Singer, Kurt D., Midstream


Dr. Carl Gustav Jung's followers and admirers the world over celebrate his 125th birthday on the 26th of July this year.

How much do we remember of this erstwhile best pupil of Sigmund Freud, Freud's crown prince and heir apparent? Why did Jung part from the founder and pioneer of modern psychoanalysis? A few answers are given by Richard Noll, a well-known British psychoanalyst, in his quite objective book, The Aryan Christ: The Secret Life of Carl Jung, (1997, New York: Random House).

It began when Jung revolted against Freud's theories of the unconscious. Jung felt like an explorer of Columbus or Darwin's stature in his search for the "subconscious." He parted from Freud's "Jewish psychology" in his search for the archaic Aryan race, to which Germans, Austrians, and Swiss were the only representatives in Europe.

Impressed by Richard Wagner's Parsifal, Jung was looking for a knight's image on the road to the hob grail. His imaginary world embraced the occult, alchemy, astrology, and the ancient Aryan religion.

According to Jung, Christ was not a Jew -- he was an Aryan. Sometimes Jung even believed he himself was the reincarnated Aryan Christ.

In a 1925 lecture in Zurich, Jung spoke of "ancestor possession" that would form man's actions. His 1902 doctoral dissertation put forth the idea that spiritual mediums may have serious psychic abilities. Hypnosis, hysteria, spiritualism, and the occult were deeply anchored in Jung's subconscious long before he became the famous psychological healer of hysterical, depressed, and schizophrenic patients.
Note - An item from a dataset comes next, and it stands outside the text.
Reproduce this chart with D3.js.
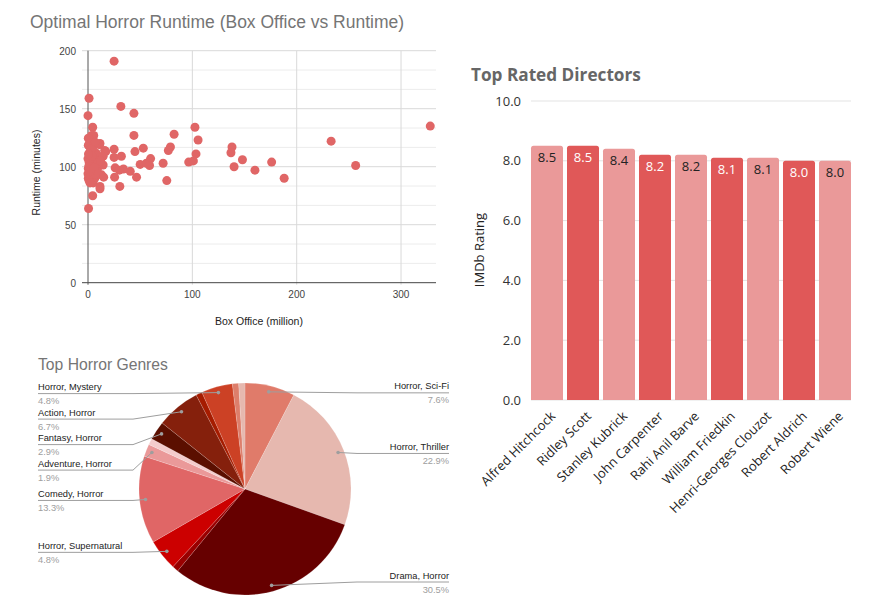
<!DOCTYPE html>
<html>
<head>
<meta charset="utf-8">
<script src="https://cdn.jsdelivr.net/npm/d3@7"></script>
<style>
  html, body { margin: 0; padding: 0; background: #ffffff; }
  svg { display: block; }
</style>
</head>
<body>
<svg id="chart" width="872" height="614"></svg>
<script>
// ---------------- DATA ----------------
// Scatter: box office (million) vs runtime (minutes)
const boxOffice = [
  25, 1, 0, 31.5, 44, 4.5, 102.5, 328, 82.5, 44, 5.5, 105.5, 233, 1.5, 138, 79, 53, 11, 137, 45,
  77, 103.5, 25, 25, 32, 17, 14, 60, 148, 72, 96.5, 101, 176, 256.5, 140, 50, 56, 59, 26, 34,
  30, 40.5, 160, 188, 46.5, 25.5, 75.5, 30.5, 11.5, 4.5, 0.5,
  3.5, 0.3, 11.5, 0.3, 5, 16, 2, 8, 14.5, 0, 6.5, 2, 14.5, 10, 0.3, 0, 5, 13, 0.3, 6.5,
  5, 11.5, 1, 3, 1, 2, 4, 7, 3, 9, 1, 2, 8, 12, 0.5, 6, 10, 15
];
const runtime = [
  191, 159, 144, 152, 146, 134, 134, 135, 128, 127, 127, 123, 122, 124, 117, 117, 116, 119, 112, 113,
  114, 111, 115, 108, 109, 113, 109, 107, 106, 103, 104, 105, 104, 101, 100, 102, 103, 101, 99, 98,
  97, 96, 97, 90, 91, 91, 88, 83, 81, 75, 64,
  127, 124.5, 120, 118.5, 117, 114, 113, 111.5, 109, 107, 106, 103, 101.5, 100, 98.5, 94, 95.5, 93, 90, 90,
  86, 83, 104, 100, 88, 96, 109, 121, 115, 103, 101, 86, 97, 105, 111, 99, 94, 91
];
const scatterXTicks = [0, 100, 200, 300];
const scatterYTicks = [0, 50, 100, 150, 200];

// Pie: genre counts (clockwise from 12 o'clock)
const genres = [
  "Horror, Sci-Fi", "Horror, Thriller", "Drama, Horror", "Crime, Horror", "Horror, Supernatural",
  "Comedy, Horror", "Adventure, Horror", "Horror, Romance", "Fantasy, Horror", "Action, Horror",
  "Horror, Western", "Horror, Mystery", "Animation, Horror", "Horror, Musical"
];
const genreCounts = [8, 24, 32, 1, 5, 14, 2, 1, 3, 7, 1, 5, 1, 1];
const genreColors = [
  "#e07b6a", "#e6b8af", "#660000", "#990000", "#cc0000",
  "#e06666", "#ea9999", "#f4cccc", "#5b0f00", "#85200c",
  "#a61c00", "#cc4125", "#dd7e6b", "#e6b8af"
];

// Bars: top rated directors
const directors = [
  "Alfred Hitchcock", "Ridley Scott", "Stanley Kubrick", "John Carpenter", "Rahi Anil Barve",
  "William Friedkin", "Henri-Georges Clouzot", "Robert Aldrich", "Robert Wiene"
];
const ratings = [8.5, 8.5, 8.4, 8.2, 8.2, 8.1, 8.1, 8.0, 8.0];
const ratingTicks = [0, 2, 4, 6, 8, 10];

// ---------------- DRAW ----------------
const svg = d3.select("#chart");
const arialF = "'Liberation Sans', Arial, sans-serif";
const openF = "'Open Sans', 'Noto Sans', sans-serif";

// ===== Scatter =====
(function () {
  const g = svg.append("g");
  const x = d3.scaleLinear().domain([0, 333.5]).range([88, 436]);
  const y = d3.scaleLinear().domain([0, 200]).range([282.7, 50.7]);

  g.append("text").attr("x", 30).attr("y", 28)
    .attr("font-family", arialF).attr("font-size", 17.5).attr("fill", "#757575")
    .text("Optimal Horror Runtime (Box Office vs Runtime)");

  // minor horizontal gridlines (thirds)
  const minor = [];
  for (let i = 0; i < scatterYTicks.length - 1; i++) {
    const a = scatterYTicks[i], b = scatterYTicks[i + 1];
    minor.push(a + (b - a) / 3, a + 2 * (b - a) / 3);
  }
  g.selectAll(".minor").data(minor).join("line")
    .attr("x1", 82).attr("x2", 436)
    .attr("y1", d => y(d)).attr("y2", d => y(d))
    .attr("stroke", "#ececec").attr("stroke-width", 1);
  g.selectAll(".hgrid").data(scatterYTicks.filter(d => d > 0)).join("line")
    .attr("x1", 82).attr("x2", 436)
    .attr("y1", d => y(d)).attr("y2", d => y(d))
    .attr("stroke", "#d9d9d9").attr("stroke-width", 1);
  g.selectAll(".vgrid").data(scatterXTicks.filter(d => d > 0)).join("line")
    .attr("x1", d => x(d)).attr("x2", d => x(d))
    .attr("y1", y(200)).attr("y2", y(0) + 2)
    .attr("stroke", "#d9d9d9").attr("stroke-width", 1);
  // axes
  g.append("line").attr("x1", 82).attr("x2", 436).attr("y1", y(0)).attr("y2", y(0))
    .attr("stroke", "#444").attr("stroke-width", 1);
  g.append("line").attr("x1", x(0)).attr("x2", x(0)).attr("y1", y(200)).attr("y2", y(0) + 2)
    .attr("stroke", "#555").attr("stroke-width", 1);

  g.selectAll(".ytl").data(scatterYTicks).join("text")
    .attr("x", 76).attr("y", d => y(d) + 4)
    .attr("text-anchor", "end").attr("font-family", arialF).attr("font-size", 10)
    .attr("fill", "#444").text(d => d);
  g.selectAll(".xtl").data(scatterXTicks).join("text")
    .attr("x", d => x(d)).attr("y", 297.5)
    .attr("text-anchor", "middle").attr("font-family", arialF).attr("font-size", 10)
    .attr("fill", "#444").text(d => d);

  g.append("text").attr("x", 259).attr("y", 325)
    .attr("text-anchor", "middle").attr("font-family", arialF).attr("font-size", 10.5)
    .attr("fill", "#222").text("Box Office (million)");
  g.append("text").attr("transform", "translate(39.5,172.5) rotate(-90)")
    .attr("text-anchor", "middle").attr("font-family", arialF).attr("font-size", 10.5)
    .attr("fill", "#222").text("Runtime (minutes)");

  const pts = boxOffice.map((b, i) => ({ b, r: runtime[i] }));
  g.selectAll(".pt").data(pts).join("circle")
    .attr("cx", d => x(d.b)).attr("cy", d => y(d.r)).attr("r", 4.5)
    .attr("fill", "#e06666");
})();

// ===== Pie =====
(function () {
  const g = svg.append("g");
  const cx = 245, cy = 489, R = 106;
  g.append("text").attr("x", 38).attr("y", 370)
    .attr("font-family", arialF).attr("font-size", 15.7).attr("fill", "#757575")
    .text("Top Horror Genres");

  const total = d3.sum(genreCounts);
  const data = genres.map((name, i) => ({ name, v: genreCounts[i], color: genreColors[i] }));
  const pie = d3.pie().value(d => d.v).sort(null);
  const arcs = pie(data);
  const arc = d3.arc().innerRadius(0).outerRadius(R);
  const pg = g.append("g").attr("transform", `translate(${cx},${cy})`);
  pg.selectAll("path").data(arcs).join("path")
    .attr("d", arc).attr("fill", d => d.data.color)
    .attr("stroke", "#ffffff").attr("stroke-width", 0.25).attr("stroke-opacity", 0.6);

  const pct = d3.format(".1%");
  const labeled = arcs.filter(a => a.data.v / total > 0.015).map(a => {
    const mid = (a.startAngle + a.endAngle) / 2;
    return {
      a, mid,
      dx: cx + 100 * Math.sin(mid), dy: cy - 100 * Math.cos(mid),
      side: Math.sin(mid) >= 0 ? "right" : "left"
    };
  });
  ["left", "right"].forEach(side => {
    const list = labeled.filter(l => l.side === side).sort((p, q) => p.dy - q.dy);
    let prev = -Infinity;
    list.forEach(l => {
      l.ly = Math.min(Math.max(l.dy + 1, prev + 25.5), cy + 93);
      prev = l.ly;
    });
  });
  labeled.forEach(l => {
    const left = l.side === "left";
    const tx = left ? 38 : 449;
    const bx = left ? cx - (R + 6) : cx + (R + 6);
    const bend = left ? Math.min(bx, l.dx) : Math.max(bx, l.dx);
    g.append("polyline")
      .attr("points", `${tx},${l.ly} ${bend},${l.ly} ${l.dx},${l.dy}`)
      .attr("fill", "none").attr("stroke", "#9e9e9e").attr("stroke-width", 1);
    g.append("circle").attr("cx", l.dx).attr("cy", l.dy).attr("r", 1.8).attr("fill", "#9e9e9e");
    g.append("text").attr("x", tx).attr("y", l.ly - 3.5)
      .attr("text-anchor", left ? "start" : "end")
      .attr("font-family", arialF).attr("font-size", 9.3).attr("fill", "#222")
      .text(l.a.data.name);
    g.append("text").attr("x", tx).attr("y", l.ly + 10.5)
      .attr("text-anchor", left ? "start" : "end")
      .attr("font-family", arialF).attr("font-size", 9.3).attr("fill", "#9e9e9e")
      .text(pct(l.a.data.v / total));
  });
})();

// ===== Bars =====
(function () {
  const g = svg.append("g");
  const x = d3.scaleBand().domain(directors).range([531, 851]).paddingInner(0.111).paddingOuter(0);
  const y = d3.scaleLinear().domain([0, 10]).range([400, 101]);

  g.append("text").attr("x", 471).attr("y", 81)
    .attr("font-family", openF).attr("font-weight", 700).attr("font-size", 17.2).attr("fill", "#666")
    .text("Top Rated Directors");

  g.selectAll(".grid").data(ratingTicks).join("line")
    .attr("x1", 531).attr("x2", 851)
    .attr("y1", d => y(d)).attr("y2", d => y(d))
    .attr("stroke", "#e3e3e3").attr("stroke-width", 1);
  g.selectAll(".ytl").data(ratingTicks).join("text")
    .attr("x", 521).attr("y", d => y(d) + 4.5)
    .attr("text-anchor", "end").attr("font-family", openF).attr("font-size", 13)
    .attr("fill", "#333").text(d => d3.format(".1f")(d));
  g.append("text").attr("transform", "translate(484,250) rotate(-90)")
    .attr("text-anchor", "middle").attr("font-family", openF).attr("font-size", 13)
    .attr("fill", "#222").text("IMDb Rating");

  const bw = x.bandwidth(), rr = 2.5;
  const barColor = i => (i % 2 === 0 ? "#ea9999" : "#e05858");
  g.selectAll(".bar").data(directors).join("path")
    .attr("d", (d, i) => {
      const x0 = x(d), x1 = x0 + bw, top = y(ratings[i]), bot = y(0);
      return `M${x0},${bot} L${x0},${top + rr} Q${x0},${top} ${x0 + rr},${top} L${x1 - rr},${top} Q${x1},${top} ${x1},${top + rr} L${x1},${bot} Z`;
    })
    .attr("fill", (d, i) => barColor(i));
  g.selectAll(".val").data(directors).join("text")
    .attr("x", d => x(d) + bw / 2).attr("y", (d, i) => y(ratings[i]) + 16)
    .attr("text-anchor", "middle").attr("font-family", openF).attr("font-size", 13)
    .attr("fill", (d, i) => (i % 2 === 0 ? "#222" : "#ffffff"))
    .text((d, i) => d3.format(".1f")(ratings[i]));
  g.selectAll(".xl").data(directors).join("text")
    .attr("transform", d => `translate(${x(d) + bw / 2 + 9},${417}) rotate(-45)`)
    .attr("text-anchor", "end").attr("font-family", openF).attr("font-size", 13)
    .attr("fill", "#222").text(d => d);
})();
</script>
</body>
</html>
In his constant search for new vistas of healing and philosophies, he was led by his Weltanschauung to investigate one system and another. He turned toward sun worship and analyzed the sun gods and goddesses of ancient cultures. "If one honors God," he wrote, "the sun or the fire, one honors one's own vital force, the libido." (Psychology of the Unconscious, 1911) He continued, "The sun is adapted as is nothing else to represent the visible God of the world."

Jung's Austro-Hungarian, German, and British colleagues were in an uproar. What had happened to Jung? It was 1912. Ernest Jones asked Freud: "Is Jung going to save the world as a Christ, as an Aryan Christ with antisemitism certainly combined?" On 8 June that year, Freud wrote Dr. Ferenzci: "You are right: our dear Swiss has gone crazy." To Ernest Jones, Freud also wrote: "Jung has made a perfect fool of himself, believing he is a Christ figure."
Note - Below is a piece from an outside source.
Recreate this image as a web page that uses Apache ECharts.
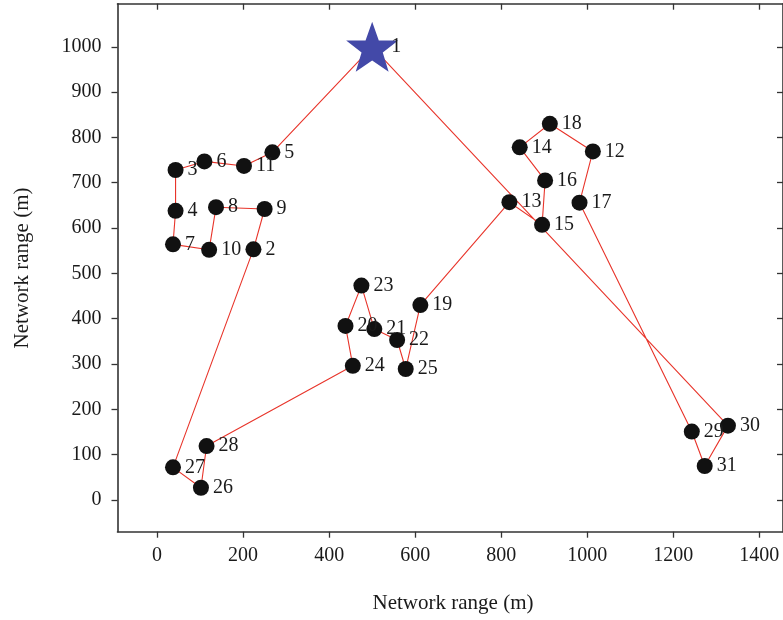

Jung, who was never very polite -- not to his patients, to his colleagues, or even to his mistresses seemed rather proud to have received so much critical attention from his peers. All he had to say he expressed in a few sentences addressed to his colleague Paul Bjerre: "Until now I was no antisemite -- but now I'll become one, I believe."

No doubt, both time, experience, and circumstances (and some brilliant mistresses) helped Jung to mature; he did enjoy success as the leading Swiss psychoanalyst, and his mental hospital, Burgholzli, became world famous. But he continued research into the traditions of the occult underground -- gnosticism, hermeticism, alchemy, astrology, the Kabbalah, the Tarot, automatic writing, all forms of magic, Freemasonry, Rosticrucianism, Christian Science, and Theosophy, with the possible application of these systems by the modern psychiatric world.